*Task:* Write out the listing, please, but only from its first line through the line containing "let payload = d3.range(64, 16385, 128);", exactly as given and without pictures.

## Begin Stored rows

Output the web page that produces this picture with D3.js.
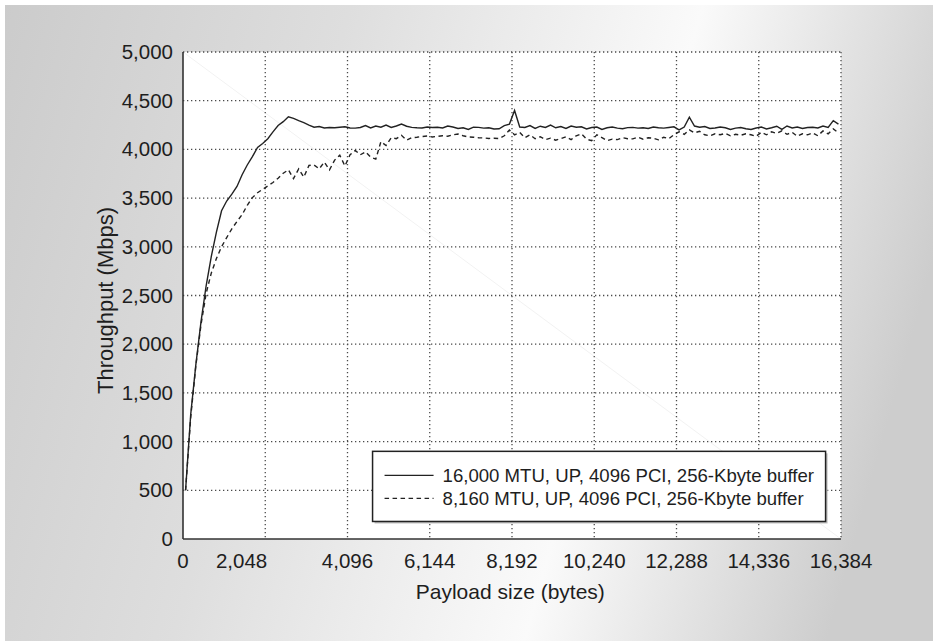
<!DOCTYPE html>
<html>
<head>
<meta charset="utf-8">
<script src="https://cdn.jsdelivr.net/npm/d3@7"></script>
<style>
    html, body { margin: 0; padding: 0; background: #fff; }
    #chart-area { width: 933px; height: 641px; }
    text { font-family: "Liberation Sans", Arial, sans-serif; fill: #1e1e1e; }
</style>
</head>
<body>
<div id="chart-area"></div>
<script>

// payload sizes (bytes) sampled every 128 bytes
let payload = d3.range(64, 16385, 128);

// 16,000 MTU series (Mbps)
let mtu16000 = [500, 1280, 1790, 2230, 2600, 2900, 3150, 3370, 3470, 3540,
    3620, 3740, 3840, 3925, 4020, 4060, 4110, 4180, 4245, 4285,
    4335, 4318, 4295, 4275, 4250, 4228, 4235, 4220, 4225, 4222,
    4228, 4232, 4220, 4218, 4225, 4245, 4220, 4240, 4228, 4250,
    4225, 4240, 4260, 4238, 4226, 4222, 4220, 4230, 4225, 4228,
    4220, 4240, 4230, 4215, 4222, 4205, 4228, 4226, 4218, 4222,
    4210, 4212, 4245, 4260, 4400, 4230, 4225, 4245, 4215, 4238,
    4225, 4250, 4222, 4235, 4215, 4240, 4228, 4232, 4210, 4225,
    4230, 4205, 4222, 4230, 4218, 4212, 4224, 4226, 4218, 4222,
    4215, 4230, 4222, 4218, 4225, 4232, 4200, 4230, 4330, 4240,
    4228, 4235, 4215, 4220, 4230, 4222, 4205, 4218, 4225, 4212,
    4205, 4220, 4230, 4210, 4222, 4238, 4205, 4240, 4220, 4230,
    4215, 4225, 4228, 4220, 4240, 4225, 4295, 4260];

// 8,160 MTU series (Mbps)
let mtu8160 = [500, 1250, 1780, 2200, 2520, 2730, 2880, 3000, 3095, 3185,
    3260, 3330, 3425, 3505, 3555, 3590, 3625, 3660, 3704, 3755,
    3790, 3700, 3800, 3715, 3835, 3840, 3800, 3870, 3790, 3890,
    3940, 3830, 3945, 3990, 3945, 3975, 3920, 3900, 4080, 4040,
    4120, 4110, 4145, 4095, 4120, 4125, 4132, 4137, 4128, 4134,
    4140, 4135, 4150, 4158, 4140, 4128, 4125, 4120, 4118, 4112,
    4115, 4112, 4140, 4200, 4150, 4175, 4120, 4150, 4110, 4130,
    4100, 4115, 4095, 4110, 4130, 4100, 4140, 4160, 4105, 4090,
    4150, 4120, 4090, 4105, 4100, 4120, 4110, 4108, 4125, 4105,
    4120, 4115, 4098, 4125, 4110, 4150, 4180, 4155, 4200, 4170,
    4185, 4150, 4140, 4160, 4150, 4165, 4140, 4155, 4145, 4160,
    4150, 4135, 4175, 4150, 4180, 4165, 4190, 4155, 4175, 4135,
    4160, 4150, 4170, 4140, 4190, 4160, 4210, 4170];

let seriesNames = ["16,000 MTU, UP, 4096 PCI, 256-Kbyte buffer",
    "8,160 MTU, UP, 4096 PCI, 256-Kbyte buffer"];

let xTicks = [0, 2048, 4096, 6144, 8192, 10240, 12288, 14336, 16384];
// where each x tick label sits (the 2,048 label is printed left of its gridline)
let xTickLabelAt = [0, 1460, 4096, 6144, 8192, 10240, 12288, 14336, 16384];
let yTicks = [0, 500, 1000, 1500, 2000, 2500, 3000, 3500, 4000, 4500, 5000];


class ThroughputVis {

    constructor(parentElement) {
        this.parentElement = parentElement;
        this.initVis();
    }

    initVis() {
        let vis = this;

        vis.W = 933;
        vis.H = 641;
        vis.margin = {top: 52, right: 92, bottom: 102, left: 183};
        vis.width = vis.W - vis.margin.left - vis.margin.right;
        vis.height = vis.H - vis.margin.top - vis.margin.bottom;

        vis.svg = d3.select("#" + vis.parentElement).append("svg")
            .attr("width", vis.W)
            .attr("height", vis.H);

        // grey background gradient
        let grad = vis.svg.append("defs").append("linearGradient")
            .attr("id", "bgGrad")
            .attr("gradientUnits", "userSpaceOnUse")
            .attr("x1", 0).attr("y1", 0)
            .attr("x2", 933).attr("y2", 262);
        grad.append("stop").attr("offset", 0).attr("stop-color", "#cbcbcb");
        grad.append("stop").attr("offset", 0.35).attr("stop-color", "#dedede");
        grad.append("stop").attr("offset", 0.7).attr("stop-color", "#fafafa");
        grad.append("stop").attr("offset", 1).attr("stop-color", "#cdcdcd");

        vis.svg.append("rect")
            .attr("x", 5).attr("y", 5)
            .attr("width", vis.W - 5).attr("height", vis.H - 5)
            .attr("fill", "url(#bgGrad)");

        vis.g = vis.svg.append("g")
            .attr("transform", `translate(${vis.margin.left}, ${vis.margin.top})`);

        vis.g.append("rect")
            .attr("width", vis.width)
            .attr("height", vis.height)
            .attr("fill", "#fff");

        vis.xScale = d3.scaleLinear().domain([0, 16384]).range([0, vis.width]);
        vis.yScale = d3.scaleLinear().domain([0, 5000]).range([vis.height, 0]);

        vis.updateVis();
    }

    updateVis() {
        let vis = this;

        // faint diagonal streak across the plot
        vis.g.append("line")
            .attr("x1", vis.xScale(0)).attr("y1", vis.yScale(5000))
            .attr("x2", vis.xScale(16384)).attr("y2", vis.yScale(0))
            .attr("stroke", "#f2f2f2")
            .attr("stroke-width", 1);

        // dotted grid
        vis.g.selectAll(".hgrid")
            .data(yTicks.slice(1))
            .enter().append("line")
            .attr("class", "hgrid")
            .attr("x1", 0).attr("x2", vis.width)
            .attr("y1", d => vis.yScale(d)).attr("y2", d => vis.yScale(d))
            .attr("stroke", "#4a4a4a")
            .attr("stroke-width", 1.3)
            .attr("stroke-dasharray", "1.3,2.7");

        vis.g.selectAll(".vgrid")
            .data(xTicks.slice(1))
            .enter().append("line")
            .attr("class", "vgrid")
            .attr("y1", 0).attr("y2", vis.height)
            .attr("x1", d => vis.xScale(d)).attr("x2", d => vis.xScale(d))
            .attr("stroke", "#4a4a4a")
            .attr("stroke-width", 1.3)
            .attr("stroke-dasharray", "1.3,2.7");

        // lines
        let line = d3.line()
            .x((d, i) => vis.xScale(payload[i]))
            .y(d => vis.yScale(d));

        vis.g.append("path")
            .datum(mtu8160)
            .attr("d", line)
            .attr("fill", "none")
            .attr("stroke", "#222")
            .attr("stroke-width", 1.4)
            .attr("stroke-dasharray", "4.5,3.5");

        vis.g.append("path")
            .datum(mtu16000)
            .attr("d", line)
            .attr("fill", "none")
            .attr("stroke", "#222")
            .attr("stroke-width", 1.4);

        // axes (left and bottom solid)
        vis.yAxis = d3.axisLeft(vis.yScale)
            .tickValues(yTicks)
            .tickSize(0)
            .tickPadding(10)
            .tickFormat(d3.format(","));

        vis.g.append("g")
            .attr("class", "y-axis axis")
            .call(vis.yAxis)
            .call(g => g.selectAll("text").style("font-size", "20.5px").attr("fill", "#1e1e1e"));

        vis.g.selectAll(".xlab")
            .data(xTicks)
            .enter().append("text")
            .attr("class", "xlab")
            .attr("x", (d, i) => vis.xScale(xTickLabelAt[i]))
            .attr("y", vis.height + 29)
            .attr("text-anchor", "middle")
            .style("font-size", "20.5px")
            .text(d => d3.format(",")(d));

        vis.g.selectAll(".domain").remove();

        vis.g.append("line")
            .attr("x1", 0).attr("x2", 0)
            .attr("y1", 0).attr("y2", vis.height)
            .attr("stroke", "#333").attr("stroke-width", 1.6);
        vis.g.append("line")
            .attr("x1", 0).attr("x2", vis.width)
            .attr("y1", vis.height).attr("y2", vis.height)
            .attr("stroke", "#333").attr("stroke-width", 1.6);

        // axis titles
        vis.g.append("text")
            .attr("x", vis.xScale(8150))
            .attr("y", vis.height + 60)
            .attr("text-anchor", "middle")
            .style("font-size", "21px")
            .text("Payload size (bytes)");

        vis.g.append("text")
            .attr("transform", `translate(-70, ${vis.height / 2 + 5}) rotate(-90)`)
            .attr("text-anchor", "middle")
            .style("font-size", "22px")
            .text("Throughput (Mbps)");

        // legend
        let lx = vis.xScale(4720), ly = vis.yScale(900);
        let lw = vis.xScale(16000) - lx, lh = vis.yScale(180) - ly;
        let legend = vis.g.append("g").attr("class", "legend");

        legend.append("rect")
            .attr("x", lx + 2).attr("y", ly + 2)
            .attr("width", lw).attr("height", lh)
            .attr("fill", "#bdbdbd");
        legend.append("rect")
            .attr("x", lx).attr("y", ly)
            .attr("width", lw).attr("height", lh)
            .attr("fill", "#fff")
            .attr("stroke", "#222")
            .attr("stroke-width", 1.5);

        let rows = legend.selectAll(".lrow")
            .data(seriesNames)
            .enter().append("g")
            .attr("class", "lrow")
            .attr("transform", (d, i) => `translate(${lx + 12}, ${ly + 24 + i * 23})`);

        rows.append("line")
            .attr("x1", 0).attr("x2", 49)
            .attr("stroke", "#222")
            .attr("stroke-width", 1.4)
            .attr("stroke-dasharray", (d, i) => i === 0 ? null : "4.5,3.5");

        rows.append("text")
            .attr("x", 58)
            .attr("dy", "0.36em")
            .style("font-size", "18.6px")
            .text(d => d);
    }
}

new ThroughputVis("chart-area");
</script>
</body>
</html>
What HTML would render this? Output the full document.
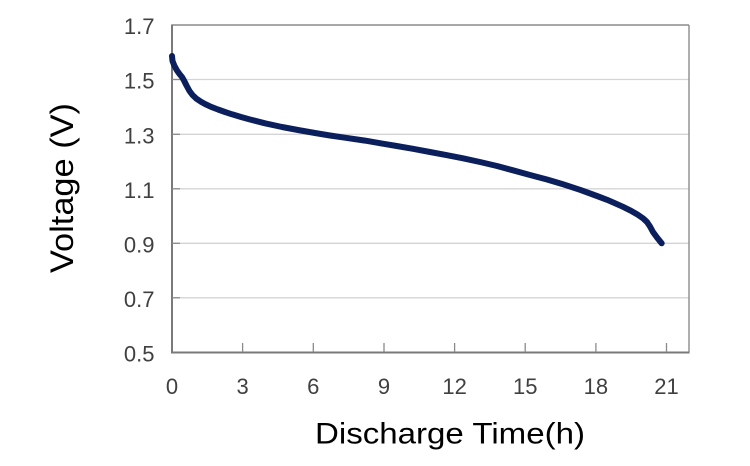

## End Stored rows

*Exercise result:*
Output the web page that produces this picture with D3.js.
<!DOCTYPE html>
<html>
<head>
<meta charset="utf-8">
<script src="https://cdn.jsdelivr.net/npm/d3@7"></script>
<style>
    html, body { margin: 0; padding: 0; background: #fff; }
    #chart-area { width: 933px; height: 641px; }
    text { font-family: "Liberation Sans", Arial, sans-serif; fill: #1e1e1e; }
</style>
</head>
<body>
<div id="chart-area"></div>
<script>

// payload sizes (bytes) sampled every 128 bytes
let payload = d3.range(64, 16385, 128);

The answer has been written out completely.